01. Current Setup
Why the 2027 Airbus forecast is a catalyst question
The 2027 question for Airbus is narrower than the 2030 or 2035 debate. Investors already know the long-run demand case. What they want to know is which specific catalysts can move AIR over the next 12 to 18 months: delivery cadence, supply-chain normalization, cash conversion, defence momentum, and whether management can keep 2026 guidance credible despite a weak first-quarter cash-flow profile.
| Catalyst | Why it matters |
|---|---|
| 2026 delivery execution | The stock still trades heavily on whether Airbus can hit or miss its guidance. |
| Free cash flow recovery | Investors want to see negative Q1 cash flow reverse as deliveries rise. |
| Supply-chain stabilization | Engine and component availability still shape sentiment quickly. |
| Defence and services support | These can cushion commercial volatility if performance remains strong. |
Recent price history shows why 2027 must be framed as a catalyst call. AIR.PA traded above EUR 200 in late 2025 and then fell back toward EUR 167.68 as investors digested softer near-term cash conversion, tariffs, and supply-chain friction (recent Yahoo pricing). That does not mean the long-term thesis broke. It means the market is still demanding fresh proof.
| Metric | Latest reading | 2027 implication |
|---|---|---|
| Q1 2026 revenues | EUR 12.7 billion | Confirms activity remains solid even if deliveries were light. |
| Q1 2026 EBIT Adjusted | EUR 0.3 billion | Shows the quarter was profitable but not strong enough to silence near-term concerns. |
| Q1 2026 FCF before customer financing | EUR -2.5 billion | A reminder that the year is back-end loaded and execution-sensitive. |
| 2026 guidance | Unchanged | Supports a recovery thesis if Airbus delivers strongly through the rest of the year. |
| Commercial backlog | Still exceptionally large | Provides strategic support even when quarterly noise is uncomfortable. |
The evidence is mixed in a classic aerospace way. Demand still looks excellent, but the stock will react much more to actual deliveries and cash flow than to long-run market forecasts over the next year.

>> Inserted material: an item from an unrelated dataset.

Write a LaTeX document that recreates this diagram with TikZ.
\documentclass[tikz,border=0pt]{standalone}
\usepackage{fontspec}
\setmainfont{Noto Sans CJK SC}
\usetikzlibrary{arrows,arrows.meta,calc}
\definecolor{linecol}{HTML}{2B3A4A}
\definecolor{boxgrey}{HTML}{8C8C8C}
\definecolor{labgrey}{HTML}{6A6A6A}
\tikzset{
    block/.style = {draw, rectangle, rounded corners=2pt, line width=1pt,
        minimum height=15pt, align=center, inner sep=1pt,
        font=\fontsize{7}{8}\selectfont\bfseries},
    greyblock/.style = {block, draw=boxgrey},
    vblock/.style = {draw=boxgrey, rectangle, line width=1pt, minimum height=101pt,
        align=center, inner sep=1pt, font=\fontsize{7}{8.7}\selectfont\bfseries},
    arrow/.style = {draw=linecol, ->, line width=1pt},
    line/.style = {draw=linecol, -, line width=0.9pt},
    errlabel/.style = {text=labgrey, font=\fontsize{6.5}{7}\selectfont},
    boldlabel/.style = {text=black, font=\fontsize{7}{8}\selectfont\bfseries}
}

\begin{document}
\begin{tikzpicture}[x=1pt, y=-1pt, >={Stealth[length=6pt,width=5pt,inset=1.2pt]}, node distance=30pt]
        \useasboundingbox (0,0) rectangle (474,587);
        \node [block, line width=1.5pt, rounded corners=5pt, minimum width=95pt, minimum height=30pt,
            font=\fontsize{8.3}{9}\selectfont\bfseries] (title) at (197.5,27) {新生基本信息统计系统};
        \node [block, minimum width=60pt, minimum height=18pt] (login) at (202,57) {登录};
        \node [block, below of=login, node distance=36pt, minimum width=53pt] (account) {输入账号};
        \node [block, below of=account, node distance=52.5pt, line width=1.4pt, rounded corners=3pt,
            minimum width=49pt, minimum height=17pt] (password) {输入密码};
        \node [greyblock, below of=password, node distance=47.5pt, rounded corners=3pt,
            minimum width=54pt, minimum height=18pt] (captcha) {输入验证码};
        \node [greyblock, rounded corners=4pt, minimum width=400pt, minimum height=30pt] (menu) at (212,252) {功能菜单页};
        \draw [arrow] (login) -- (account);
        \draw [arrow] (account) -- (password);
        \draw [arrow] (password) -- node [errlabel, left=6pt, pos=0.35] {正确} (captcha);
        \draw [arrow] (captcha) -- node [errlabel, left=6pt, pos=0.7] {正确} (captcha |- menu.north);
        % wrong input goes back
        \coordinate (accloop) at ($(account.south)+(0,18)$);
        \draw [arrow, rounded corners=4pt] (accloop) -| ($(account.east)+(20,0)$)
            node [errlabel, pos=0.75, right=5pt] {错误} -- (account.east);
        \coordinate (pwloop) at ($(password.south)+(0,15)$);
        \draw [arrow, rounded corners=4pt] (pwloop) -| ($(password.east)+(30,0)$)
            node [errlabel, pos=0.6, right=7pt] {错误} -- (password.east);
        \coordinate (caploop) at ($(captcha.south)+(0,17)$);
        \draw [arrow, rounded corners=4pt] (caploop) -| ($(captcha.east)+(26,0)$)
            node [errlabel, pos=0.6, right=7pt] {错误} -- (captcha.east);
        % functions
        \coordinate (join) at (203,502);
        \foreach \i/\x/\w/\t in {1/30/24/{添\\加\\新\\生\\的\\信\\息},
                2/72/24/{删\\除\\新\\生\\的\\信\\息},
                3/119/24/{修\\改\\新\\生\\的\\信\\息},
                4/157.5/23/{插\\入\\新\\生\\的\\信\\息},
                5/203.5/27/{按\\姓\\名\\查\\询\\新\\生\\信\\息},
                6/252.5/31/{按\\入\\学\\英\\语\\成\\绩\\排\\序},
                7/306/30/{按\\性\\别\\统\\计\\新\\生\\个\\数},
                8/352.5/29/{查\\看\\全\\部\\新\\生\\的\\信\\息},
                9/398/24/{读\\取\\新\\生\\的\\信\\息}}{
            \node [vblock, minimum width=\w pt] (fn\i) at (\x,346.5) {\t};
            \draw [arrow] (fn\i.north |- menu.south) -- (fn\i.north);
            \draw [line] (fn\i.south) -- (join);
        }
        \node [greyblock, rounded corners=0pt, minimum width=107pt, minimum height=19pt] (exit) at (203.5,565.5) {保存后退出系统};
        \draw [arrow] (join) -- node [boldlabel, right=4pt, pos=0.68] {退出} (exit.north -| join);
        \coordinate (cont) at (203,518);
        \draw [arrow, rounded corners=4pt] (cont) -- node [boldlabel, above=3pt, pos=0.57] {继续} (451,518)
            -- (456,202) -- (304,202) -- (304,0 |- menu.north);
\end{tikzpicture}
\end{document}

That is why 2027 is best treated as a catalyst-driven setup, not a pure secular-growth call.
Near-term shareholders are effectively asking a narrower question than long-term believers are. They are not asking whether global aviation needs more aircraft by 2044. They are asking whether Airbus can make the next few quarters feel materially more dependable than the last few did.
That shift in focus is what turns a strategic winner into a tactical debate.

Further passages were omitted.